Com R$ 2 bilhões em dívidas, a Coteminas apresentou nesta semana à Justiça de Minas Gerais detalhes da situação financeira que levou o grupo ao processo de recuperação judicial. Os documentos mostram, além do endividamento, como escalou a disputa em torno de debêntures (títulos de dívida) que foram o estopim para a companhia pedir proteção na 2ª Vara Empresarial da Comarca de Belo Horizonte.
O gatilho para a crise foi o pedido de vencimento antecipado de R$ 300 milhões em títulos de dívida da gestora Farallon Capital, que comprometeria o principal braço da empresa, a Ammo, segundo processo ao qual O GLOBO teve acesso. O grupo têxtil do presidente da Federação das Indústrias do Estado de São Paulo (Fiesp), Josué Gomes da Silva, fundado pelo ex-vice-presidente José Alencar, vem há anos sofrendo para equilibrar endividamento alto e queda na geração de caixa.
Na ação, os advogados dizem que o negócio, dono das marcas MMartan, Casa Moysés, Santista Artex começou a se deteriorar há mais de uma década, com “desafios de liquidez” agravados na pandemia.
A operação com a Farallon Capital tinha como garantia a totalidade das ações de emissão da Ammo, principal braço do grupo. Os problemas começaram meses depois do acordo, e envolveram a troca do presidente da empresa e “ameaças constantes” de vencimento antecipado das debêntures no último ano, afirma a Coteminas à Justiça.
A companhia diz que a permanência das ações da Ammo é “absolutamente essencial” para a manutenção das atividades da empresa, justificativa aceita pela Justiça.
Com 57 anos de história, a Coteminas afirma que os problemas no negócio começaram em 2008, quando houve redução das exportações.

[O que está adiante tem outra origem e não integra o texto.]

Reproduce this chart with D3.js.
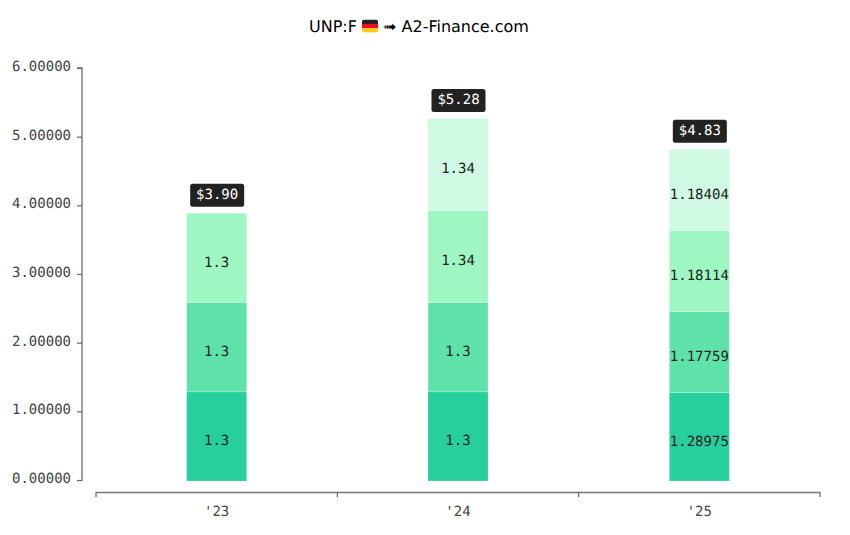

A companhia passou a operar com 60% de ociosidade na capacidade instalada.
A situação se agravou na pandemia, período em que a empresa teve que consumir capital de giro enquanto mantinha níveis altos de alavancagem. O endividamento geral subiu de 63,04%, em 2019, para 119,10%, em 2023. A receita bruta despencou de R$ 3 bilhões, em 2021, para cerca de R$ 1 bilhão em 2023.
Segundo o processo, a empresa estava “sob a ameaça” de uma corrida de execuções e bloqueios judiciais, o que iria inviabilizar as atividades.
No ano passado, em meio à crise, a Coteminas chegou a fazer um acordo com a Shein, que envolveu investimento de R$ 750 milhões por parte da varejista chinesa.
Atraso de salários
Ao longo de 2023, os problemas financeiros chegaram na operação. A empresa enxugou o quadro de funcionários — um plano que envolvia corte de 34% do total de pessoas.
Funcionários de fábricas em Santa Catarina, Paraíba e Minas Gerais passaram a reclamar de atrasos salariais e de benefícios. Em Blumenau, 226 trabalhadores reclamam de atrasos salariais desde o início do ano.
Em 2023, 850 pessoas foram demitidas, segundo o Sindicato dos trabalhadores nas Indústrias de Fiação e Tecelagem de Blumenau, Gaspar e Indaial (Sintrafite). Osmar Packer, advogado do sindicato, diz que há débitos trabalhistas de demitidos a pagar:
— As primeiras parcelas (de obrigações trabalhistas) foram pagas, mas depois eles deixaram de pagar.
No processo de recuperação judicial, a Coteminas diz que a proteção ajuda a preservar atividades e empregos. O GLOBO não conseguiu contato com a Coteminas para comentar as queixas do sindicato.
Com a reestruturação, os trabalhadores têm preferência na ordem de pagamento. Daqui para a frente, a Coteminas terá de apresentar a lista de credores.
Uma das dúvidas daqui para frente é o foro do processo. A empresa apresentou o pedido em Minas Gerais, mas há contestação, alegando que ele deveria correr em São Paulo. A decisão ficará a cargo do Superior Tribunal de Justiça.